Thursday, November 11, 2010

Immigration and liberty

One of the areas of legitimate discussion amoung libertarians (and all groups, I suppose) is the attitude toward immigration. There are any number of formal an informal institutions that develop that shape immigration - Benjamin Friedman in The Moral Consequences of Growth presents an interesting thesis that the short term attitude toward immigration and immigrants is shaped by both the level and health of economic activity and the perception of agents within the society regarding their relative position in the economy.

Voluntary exchange and processes are generally positive sum while contraints on the ability to use ones' own knowledge for ones' own aims in the absence of coercion generate perverse are negative sum and lead to unintended consequences and, due to the path dependent nature of change, long term threats to liberty and freedom, expansion of the state (the enforcement mechanism for limits on freedom) and reinforce the intolerance that undermines a civil society.

Tyler Cowen writes persuasively about this issue (Oct. 31 NY Times):

How Immigrants Create More JobsBy TYLER COWEN
Published: October 30, 2010

The campaign season now drawing to a close, immigration and globalization have often been described as economic threats. The truth, however, is more complex.

Over all, it turns out that the continuing arrival of immigrants to American shores is encouraging business activity here, thereby producing more jobs, according to a new study. Its authors argue that the easier it is to find cheap immigrant labor at home, the less likely that production will relocate offshore.

The study, “Immigration, Offshoring and American Jobs,” was written by two economics professors — Gianmarco I. P. Ottaviano of Bocconi University in Italy and Giovanni Peri of the University of California, Davis — along with Greg C. Wright, a Ph.D. candidate at Davis.

The study notes that when companies move production offshore, they pull away not only low-wage jobs but also many related jobs, which can include high-skilled managers, tech repairmen and others. But hiring immigrants even for low-wage jobs helps keep many kinds of jobs in the United States, the authors say. In fact, when immigration is rising as a share of employment in an economic sector, offshoring tends to be falling, and vice versa, the study found.

In other words, immigrants may be competing more with offshored workers than with other laborers in America.

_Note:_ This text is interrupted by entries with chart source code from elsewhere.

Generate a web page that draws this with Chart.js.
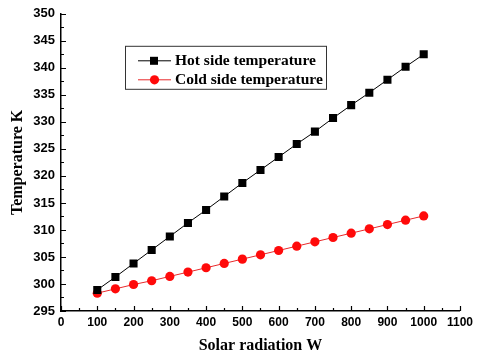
<!DOCTYPE html>
<html>
<head>
<meta charset="utf-8">
<script src="https://cdn.jsdelivr.net/npm/chart.js@4/dist/chart.umd.min.js"></script>
<style>
  html, body { margin: 0; padding: 0; background: #fff; }
  #wrap { width: 477px; height: 357px; position: relative; }
</style>
</head>
<body>
<div id="wrap"><canvas id="chart"></canvas></div>
<script>
// Solar radiation (W) and the two temperatures
const radiation = [100, 150, 200, 250, 300, 350, 400, 450, 500, 550,
                   600, 650, 700, 750, 800, 850, 900, 950, 1000];
const hotSide = [298.9, 301.3, 303.8, 306.3, 308.8, 311.3, 313.7, 316.2, 318.7, 321.1,
                 323.5, 325.9, 328.2, 330.7, 333.1, 335.4, 337.8, 340.2, 342.5];
const coldSide = [298.3, 299.1, 299.9, 300.6, 301.4, 302.2, 303.0, 303.8, 304.6, 305.4,
                  306.2, 307.0, 307.8, 308.6, 309.4, 310.2, 311.0, 311.8, 312.6];
const seriesNames = ['Hot side temperature', 'Cold side temperature'];

const toPoints = (ys) => radiation.map((x, i) => ({ x: x, y: ys[i] }));

// Origin style: ticks pointing into the plot, minor ticks between majors
const inwardTicks = {
  id: 'inwardTicks',
  afterDraw(chart) {
    const ctx = chart.ctx;
    const xs = chart.scales.x, ys = chart.scales.y;
    const area = chart.chartArea;
    ctx.save();
    ctx.strokeStyle = '#000';
    ctx.lineWidth = 1.2;
    ctx.beginPath();
    for (let v = 0; v <= 1100; v += 50) {
      const px = Math.round(xs.getPixelForValue(v)) + 0.5;
      const len = v % 100 === 0 ? 5 : 3;
      ctx.moveTo(px, area.bottom);
      ctx.lineTo(px, area.bottom - len);
    }
    for (let v = 295; v <= 350; v += 2.5) {
      const py = Math.round(ys.getPixelForValue(v)) + 0.5;
      const len = v % 5 === 0 ? 5 : 3;
      ctx.moveTo(area.left, py);
      ctx.lineTo(area.left + len, py);
    }
    ctx.stroke();
    ctx.restore();
  }
};

// Boxed legend inside the plot
const boxLegend = {
  id: 'boxLegend',
  afterDraw(chart) {
    const ctx = chart.ctx;
    const area = chart.chartArea;
    const bx = area.left + 64, by = area.top + 32, bw = 201, bh = 43;
    ctx.save();
    ctx.strokeStyle = '#333';
    ctx.lineWidth = 1;
    ctx.strokeRect(bx + 0.5, by + 0.5, bw, bh);
    ctx.font = 'bold 15.5px "Liberation Serif", "Times New Roman", serif';
    ctx.textBaseline = 'middle';
    chart.data.datasets.forEach((ds, i) => {
      const ry = by + 15 + i * 19;
      ctx.strokeStyle = ds.borderColor;
      ctx.lineWidth = 1;
      ctx.beginPath();
      ctx.moveTo(bx + 13, ry);
      ctx.lineTo(bx + 46, ry);
      ctx.stroke();
      ctx.fillStyle = ds.pointBackgroundColor;
      if (ds.pointStyle === 'rect') {
        ctx.fillRect(bx + 25, ry - 4, 8, 8);
      } else {
        ctx.beginPath();
        ctx.arc(bx + 29.5, ry, 4.6, 0, Math.PI * 2);
        ctx.fill();
      }
      ctx.fillStyle = '#000';
      ctx.fillText(ds.label, bx + 50, ry);
    });
    ctx.restore();
  }
};

const tickFont = (size) => ({ family: '"Liberation Sans", Arial, sans-serif', size: size, weight: 'bold' });
const titleFont = { family: '"Liberation Serif", "Times New Roman", serif', size: 16, weight: 'bold', lineHeight: 1.2 };

new Chart(document.getElementById('chart').getContext('2d'), {
  type: 'line',
  data: {
    datasets: [
      {
        label: seriesNames[0],
        data: toPoints(hotSide),
        borderColor: '#000',
        borderWidth: 1,
        pointStyle: 'rect',
        pointRadius: 5.7,
        pointBackgroundColor: '#000',
        pointBorderColor: '#000',
        pointBorderWidth: 0,
        tension: 0
      },
      {
        label: seriesNames[1],
        data: toPoints(coldSide),
        borderColor: '#e8292b',
        borderWidth: 1,
        pointStyle: 'circle',
        pointRadius: 4.6,
        pointBackgroundColor: '#ff0a0a',
        pointBorderColor: '#ff0a0a',
        pointBorderWidth: 0,
        tension: 0
      }
    ]
  },
  options: {
    responsive: true,
    maintainAspectRatio: false,
    animation: false,
    layout: { padding: { top: 13, right: 16, left: 0, bottom: 0 } },
    plugins: {
      legend: { display: false },
      tooltip: { enabled: false }
    },
    scales: {
      x: {
        type: 'linear',
        min: 0,
        max: 1100,
        afterFit: (scale) => { scale.height = 46; },
        ticks: { stepSize: 100, color: '#000', font: tickFont(12), padding: 4, maxRotation: 0, autoSkip: false,
                 callback: (v) => String(v) },
        grid: { drawOnChartArea: false, drawTicks: false },
        border: { color: '#000', width: 1.5 },
        title: { display: true, text: 'Solar radiation W', color: '#000', font: titleFont, padding: { top: 0, bottom: 2 } }
      },
      y: {
        type: 'linear',
        min: 295,
        max: 350,
        afterFit: (scale) => { scale.width = 61; },
        ticks: { stepSize: 5, color: '#000', font: tickFont(13), padding: 6, callback: (v) => String(v) },
        grid: { drawOnChartArea: false, drawTicks: false },
        border: { color: '#000', width: 1.5 },
        title: { display: true, text: 'Temperature K', color: '#000', font: titleFont, padding: { top: 8, bottom: 0 } }
      }
    }
  },
  plugins: [inwardTicks, boxLegend]
});
</script>
</body>
</html>
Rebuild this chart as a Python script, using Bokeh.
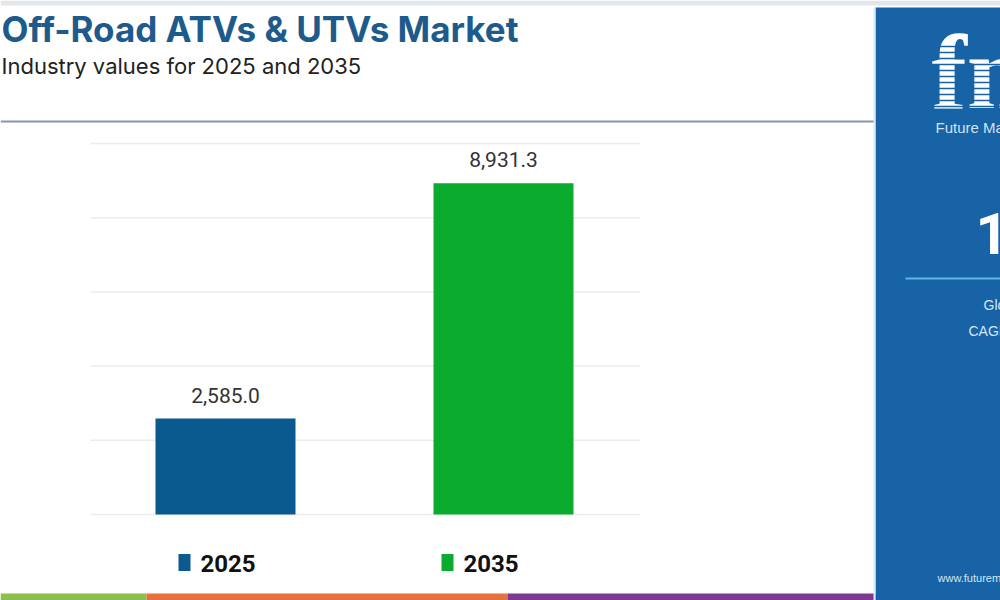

The study referred to above:

http://papers.nber.org/papers/w16439

Immigration, Offshoring and American Jobs
Gianmarco I.P. Ottaviano, Giovanni Peri, Greg C. Wright
NBER Working Paper No. 16439
Issued in October 2010
NBER Program(s): ITI LS


How many "American jobs" have U.S.-born workers lost due to immigration and offshoring? Or, alternatively, is it possible that immigration and offshoring, by promoting cost-savings and enhanced efficiency in firms, have spurred the creation of jobs for U.S. natives? We consider a multi-sector version of the Grossman and Rossi-Hansberg (2008) model with a continuum of tasks in each sector and we augment it to include immigrants with heterogeneous productivity in tasks. We use this model to jointly analyze the impact of a reduction in the costs of offshoring and of the costs of immigrating to the U.S. The model predicts that while cheaper offshoring reduces the share of natives among less skilled workers, cheaper immigration does not, but rather reduces the share of offshored jobs instead. Moreover, since both phenomena have a positive "cost-savings" effect they may leave unaffected, or even increase, total native employment of less skilled workers. Our model also predicts that offshoring will push natives toward jobs that are more intensive in communication-interactive skills and away from those that are manual and routine intensive. We test the predictions of the model on data for 58 U.S. manufacturing industries over the period 2000-2007 and find evidence in favor of a positive productivity effect such that immigration has a positive net effect on native employment while offshoring has no effect on it. We also find some evidence that offshoring has pushed natives toward more communication-intensive tasks while it has pushed immigrants away from them.